## Exercise:
Each record below must be returned exactly as shown.

## Recorded data:

----------------------------------------

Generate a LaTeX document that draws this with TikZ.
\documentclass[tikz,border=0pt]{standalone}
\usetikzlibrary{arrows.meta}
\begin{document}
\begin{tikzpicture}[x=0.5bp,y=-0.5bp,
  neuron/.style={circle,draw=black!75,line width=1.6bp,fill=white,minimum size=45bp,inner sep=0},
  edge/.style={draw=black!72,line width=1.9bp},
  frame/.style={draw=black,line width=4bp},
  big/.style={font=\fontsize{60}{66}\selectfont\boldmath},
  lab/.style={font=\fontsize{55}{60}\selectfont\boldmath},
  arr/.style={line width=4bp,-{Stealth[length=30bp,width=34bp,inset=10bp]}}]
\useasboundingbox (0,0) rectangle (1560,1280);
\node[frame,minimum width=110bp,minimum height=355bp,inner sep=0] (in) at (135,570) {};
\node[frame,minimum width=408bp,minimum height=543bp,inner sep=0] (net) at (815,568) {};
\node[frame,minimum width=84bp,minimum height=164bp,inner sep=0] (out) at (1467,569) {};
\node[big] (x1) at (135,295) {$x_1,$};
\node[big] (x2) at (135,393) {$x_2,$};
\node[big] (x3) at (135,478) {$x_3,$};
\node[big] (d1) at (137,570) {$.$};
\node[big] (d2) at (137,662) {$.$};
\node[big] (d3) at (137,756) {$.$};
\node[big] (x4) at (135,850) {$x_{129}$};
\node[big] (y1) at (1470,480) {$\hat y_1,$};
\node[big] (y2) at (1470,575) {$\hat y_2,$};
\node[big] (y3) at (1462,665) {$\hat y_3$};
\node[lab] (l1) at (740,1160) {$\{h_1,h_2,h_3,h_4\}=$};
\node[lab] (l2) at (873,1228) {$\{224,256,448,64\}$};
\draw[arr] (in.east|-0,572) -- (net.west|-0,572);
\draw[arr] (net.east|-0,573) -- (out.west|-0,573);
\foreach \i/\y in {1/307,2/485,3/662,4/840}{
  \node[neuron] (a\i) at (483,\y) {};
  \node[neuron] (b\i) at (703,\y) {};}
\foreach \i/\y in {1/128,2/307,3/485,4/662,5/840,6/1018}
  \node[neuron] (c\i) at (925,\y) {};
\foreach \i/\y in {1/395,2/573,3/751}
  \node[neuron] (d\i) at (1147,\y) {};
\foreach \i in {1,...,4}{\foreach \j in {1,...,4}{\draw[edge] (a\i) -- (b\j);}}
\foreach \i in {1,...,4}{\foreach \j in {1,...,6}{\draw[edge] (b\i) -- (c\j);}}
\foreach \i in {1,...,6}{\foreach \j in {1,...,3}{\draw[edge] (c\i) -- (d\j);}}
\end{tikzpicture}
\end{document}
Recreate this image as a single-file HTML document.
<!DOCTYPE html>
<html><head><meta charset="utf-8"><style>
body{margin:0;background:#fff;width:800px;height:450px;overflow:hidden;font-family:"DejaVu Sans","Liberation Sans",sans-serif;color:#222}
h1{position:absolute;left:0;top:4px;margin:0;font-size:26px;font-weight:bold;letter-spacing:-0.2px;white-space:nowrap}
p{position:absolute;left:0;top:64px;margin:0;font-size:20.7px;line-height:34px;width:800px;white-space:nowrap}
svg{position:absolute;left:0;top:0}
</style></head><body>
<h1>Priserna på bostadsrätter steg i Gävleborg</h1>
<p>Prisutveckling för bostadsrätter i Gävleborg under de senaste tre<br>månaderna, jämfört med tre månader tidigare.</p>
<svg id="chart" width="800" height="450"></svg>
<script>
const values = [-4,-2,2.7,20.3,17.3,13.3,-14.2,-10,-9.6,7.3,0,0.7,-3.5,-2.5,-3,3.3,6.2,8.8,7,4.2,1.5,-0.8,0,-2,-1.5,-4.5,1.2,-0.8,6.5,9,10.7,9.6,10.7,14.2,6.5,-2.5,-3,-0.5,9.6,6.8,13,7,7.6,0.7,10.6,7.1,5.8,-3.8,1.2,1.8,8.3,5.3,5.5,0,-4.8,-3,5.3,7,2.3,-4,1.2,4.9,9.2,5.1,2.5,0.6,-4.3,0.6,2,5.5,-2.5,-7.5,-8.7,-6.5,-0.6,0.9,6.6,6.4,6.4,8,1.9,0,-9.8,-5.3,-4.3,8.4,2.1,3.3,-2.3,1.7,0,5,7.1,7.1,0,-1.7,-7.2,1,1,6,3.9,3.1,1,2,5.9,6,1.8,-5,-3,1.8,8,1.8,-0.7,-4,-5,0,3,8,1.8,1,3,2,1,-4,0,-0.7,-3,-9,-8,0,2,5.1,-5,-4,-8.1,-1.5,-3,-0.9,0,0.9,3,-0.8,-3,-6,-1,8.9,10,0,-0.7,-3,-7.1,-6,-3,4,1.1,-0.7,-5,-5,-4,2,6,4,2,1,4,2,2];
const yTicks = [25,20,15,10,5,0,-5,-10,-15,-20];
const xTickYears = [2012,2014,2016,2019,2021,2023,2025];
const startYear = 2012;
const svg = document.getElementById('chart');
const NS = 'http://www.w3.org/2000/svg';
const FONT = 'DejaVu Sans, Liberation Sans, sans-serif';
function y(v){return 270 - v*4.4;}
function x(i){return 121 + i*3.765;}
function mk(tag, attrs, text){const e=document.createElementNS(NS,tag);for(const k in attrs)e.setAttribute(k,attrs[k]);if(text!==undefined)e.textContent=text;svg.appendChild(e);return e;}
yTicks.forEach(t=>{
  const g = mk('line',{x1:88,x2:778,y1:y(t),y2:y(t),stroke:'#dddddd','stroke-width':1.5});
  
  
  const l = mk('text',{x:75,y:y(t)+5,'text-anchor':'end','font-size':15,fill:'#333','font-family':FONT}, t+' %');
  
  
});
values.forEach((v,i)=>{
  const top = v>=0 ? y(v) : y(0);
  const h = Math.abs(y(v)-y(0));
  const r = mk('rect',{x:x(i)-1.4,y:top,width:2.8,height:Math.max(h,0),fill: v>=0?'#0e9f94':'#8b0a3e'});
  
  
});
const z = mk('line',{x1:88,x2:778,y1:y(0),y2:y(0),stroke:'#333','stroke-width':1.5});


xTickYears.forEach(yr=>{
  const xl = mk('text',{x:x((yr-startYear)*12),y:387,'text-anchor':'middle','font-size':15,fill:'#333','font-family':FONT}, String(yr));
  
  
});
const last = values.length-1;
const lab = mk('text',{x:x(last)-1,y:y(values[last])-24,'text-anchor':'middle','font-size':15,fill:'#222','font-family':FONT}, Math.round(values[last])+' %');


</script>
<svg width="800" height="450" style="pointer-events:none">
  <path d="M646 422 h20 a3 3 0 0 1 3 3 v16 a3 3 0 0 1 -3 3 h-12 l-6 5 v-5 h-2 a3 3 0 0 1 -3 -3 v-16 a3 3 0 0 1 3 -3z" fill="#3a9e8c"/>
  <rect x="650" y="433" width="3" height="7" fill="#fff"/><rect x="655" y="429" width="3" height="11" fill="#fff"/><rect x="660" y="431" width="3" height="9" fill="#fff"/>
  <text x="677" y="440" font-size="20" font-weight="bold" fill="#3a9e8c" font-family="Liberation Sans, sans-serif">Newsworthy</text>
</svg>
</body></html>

----------------------------------------

## Solved exercise:
Generate a LaTeX document that draws this with TikZ.
\documentclass[tikz,border=0pt]{standalone}
\usetikzlibrary{arrows.meta}
\begin{document}
\begin{tikzpicture}[x=0.5bp,y=-0.5bp,
  neuron/.style={circle,draw=black!75,line width=1.6bp,fill=white,minimum size=45bp,inner sep=0},
  edge/.style={draw=black!72,line width=1.9bp},
  frame/.style={draw=black,line width=4bp},
  big/.style={font=\fontsize{60}{66}\selectfont\boldmath},
  lab/.style={font=\fontsize{55}{60}\selectfont\boldmath},
  arr/.style={line width=4bp,-{Stealth[length=30bp,width=34bp,inset=10bp]}}]
\useasboundingbox (0,0) rectangle (1560,1280);
\node[frame,minimum width=110bp,minimum height=355bp,inner sep=0] (in) at (135,570) {};
\node[frame,minimum width=408bp,minimum height=543bp,inner sep=0] (net) at (815,568) {};
\node[frame,minimum width=84bp,minimum height=164bp,inner sep=0] (out) at (1467,569) {};
\node[big] (x1) at (135,295) {$x_1,$};
\node[big] (x2) at (135,393) {$x_2,$};
\node[big] (x3) at (135,478) {$x_3,$};
\node[big] (d1) at (137,570) {$.$};
\node[big] (d2) at (137,662) {$.$};
\node[big] (d3) at (137,756) {$.$};
\node[big] (x4) at (135,850) {$x_{129}$};
\node[big] (y1) at (1470,480) {$\hat y_1,$};
\node[big] (y2) at (1470,575) {$\hat y_2,$};
\node[big] (y3) at (1462,665) {$\hat y_3$};
\node[lab] (l1) at (740,1160) {$\{h_1,h_2,h_3,h_4\}=$};
\node[lab] (l2) at (873,1228) {$\{224,256,448,64\}$};
\draw[arr] (in.east|-0,572) -- (net.west|-0,572);
\draw[arr] (net.east|-0,573) -- (out.west|-0,573);
\foreach \i/\y in {1/307,2/485,3/662,4/840}{
  \node[neuron] (a\i) at (483,\y) {};
  \node[neuron] (b\i) at (703,\y) {};}
\foreach \i/\y in {1/128,2/307,3/485,4/662,5/840,6/1018}
  \node[neuron] (c\i) at (925,\y) {};
\foreach \i/\y in {1/395,2/573,3/751}
  \node[neuron] (d\i) at (1147,\y) {};
\foreach \i in {1,...,4}{\foreach \j in {1,...,4}{\draw[edge] (a\i) -- (b\j);}}
\foreach \i in {1,...,4}{\foreach \j in {1,...,6}{\draw[edge] (b\i) -- (c\j);}}
\foreach \i in {1,...,6}{\foreach \j in {1,...,3}{\draw[edge] (c\i) -- (d\j);}}
\end{tikzpicture}
\end{document}
Recreate this image as a single-file HTML document.
<!DOCTYPE html>
<html><head><meta charset="utf-8"><style>
body{margin:0;background:#fff;width:800px;height:450px;overflow:hidden;font-family:"DejaVu Sans","Liberation Sans",sans-serif;color:#222}
h1{position:absolute;left:0;top:4px;margin:0;font-size:26px;font-weight:bold;letter-spacing:-0.2px;white-space:nowrap}
p{position:absolute;left:0;top:64px;margin:0;font-size:20.7px;line-height:34px;width:800px;white-space:nowrap}
svg{position:absolute;left:0;top:0}
</style></head><body>
<h1>Priserna på bostadsrätter steg i Gävleborg</h1>
<p>Prisutveckling för bostadsrätter i Gävleborg under de senaste tre<br>månaderna, jämfört med tre månader tidigare.</p>
<svg id="chart" width="800" height="450"></svg>
<script>
const values = [-4,-2,2.7,20.3,17.3,13.3,-14.2,-10,-9.6,7.3,0,0.7,-3.5,-2.5,-3,3.3,6.2,8.8,7,4.2,1.5,-0.8,0,-2,-1.5,-4.5,1.2,-0.8,6.5,9,10.7,9.6,10.7,14.2,6.5,-2.5,-3,-0.5,9.6,6.8,13,7,7.6,0.7,10.6,7.1,5.8,-3.8,1.2,1.8,8.3,5.3,5.5,0,-4.8,-3,5.3,7,2.3,-4,1.2,4.9,9.2,5.1,2.5,0.6,-4.3,0.6,2,5.5,-2.5,-7.5,-8.7,-6.5,-0.6,0.9,6.6,6.4,6.4,8,1.9,0,-9.8,-5.3,-4.3,8.4,2.1,3.3,-2.3,1.7,0,5,7.1,7.1,0,-1.7,-7.2,1,1,6,3.9,3.1,1,2,5.9,6,1.8,-5,-3,1.8,8,1.8,-0.7,-4,-5,0,3,8,1.8,1,3,2,1,-4,0,-0.7,-3,-9,-8,0,2,5.1,-5,-4,-8.1,-1.5,-3,-0.9,0,0.9,3,-0.8,-3,-6,-1,8.9,10,0,-0.7,-3,-7.1,-6,-3,4,1.1,-0.7,-5,-5,-4,2,6,4,2,1,4,2,2];
const yTicks = [25,20,15,10,5,0,-5,-10,-15,-20];
const xTickYears = [2012,2014,2016,2019,2021,2023,2025];
const startYear = 2012;
const svg = document.getElementById('chart');
const NS = 'http://www.w3.org/2000/svg';
const FONT = 'DejaVu Sans, Liberation Sans, sans-serif';
function y(v){return 270 - v*4.4;}
function x(i){return 121 + i*3.765;}
function mk(tag, attrs, text){const e=document.createElementNS(NS,tag);for(const k in attrs)e.setAttribute(k,attrs[k]);if(text!==undefined)e.textContent=text;svg.appendChild(e);return e;}
yTicks.forEach(t=>{
  const g = mk('line',{x1:88,x2:778,y1:y(t),y2:y(t),stroke:'#dddddd','stroke-width':1.5});
  
  
  const l = mk('text',{x:75,y:y(t)+5,'text-anchor':'end','font-size':15,fill:'#333','font-family':FONT}, t+' %');
  
  
});
values.forEach((v,i)=>{
  const top = v>=0 ? y(v) : y(0);
  const h = Math.abs(y(v)-y(0));
  const r = mk('rect',{x:x(i)-1.4,y:top,width:2.8,height:Math.max(h,0),fill: v>=0?'#0e9f94':'#8b0a3e'});
  
  
});
const z = mk('line',{x1:88,x2:778,y1:y(0),y2:y(0),stroke:'#333','stroke-width':1.5});


xTickYears.forEach(yr=>{
  const xl = mk('text',{x:x((yr-startYear)*12),y:387,'text-anchor':'middle','font-size':15,fill:'#333','font-family':FONT}, String(yr));
  
  
});
const last = values.length-1;
const lab = mk('text',{x:x(last)-1,y:y(values[last])-24,'text-anchor':'middle','font-size':15,fill:'#222','font-family':FONT}, Math.round(values[last])+' %');


</script>
<svg width="800" height="450" style="pointer-events:none">
  <path d="M646 422 h20 a3 3 0 0 1 3 3 v16 a3 3 0 0 1 -3 3 h-12 l-6 5 v-5 h-2 a3 3 0 0 1 -3 -3 v-16 a3 3 0 0 1 3 -3z" fill="#3a9e8c"/>
  <rect x="650" y="433" width="3" height="7" fill="#fff"/><rect x="655" y="429" width="3" height="11" fill="#fff"/><rect x="660" y="431" width="3" height="9" fill="#fff"/>
  <text x="677" y="440" font-size="20" font-weight="bold" fill="#3a9e8c" font-family="Liberation Sans, sans-serif">Newsworthy</text>
</svg>
</body></html>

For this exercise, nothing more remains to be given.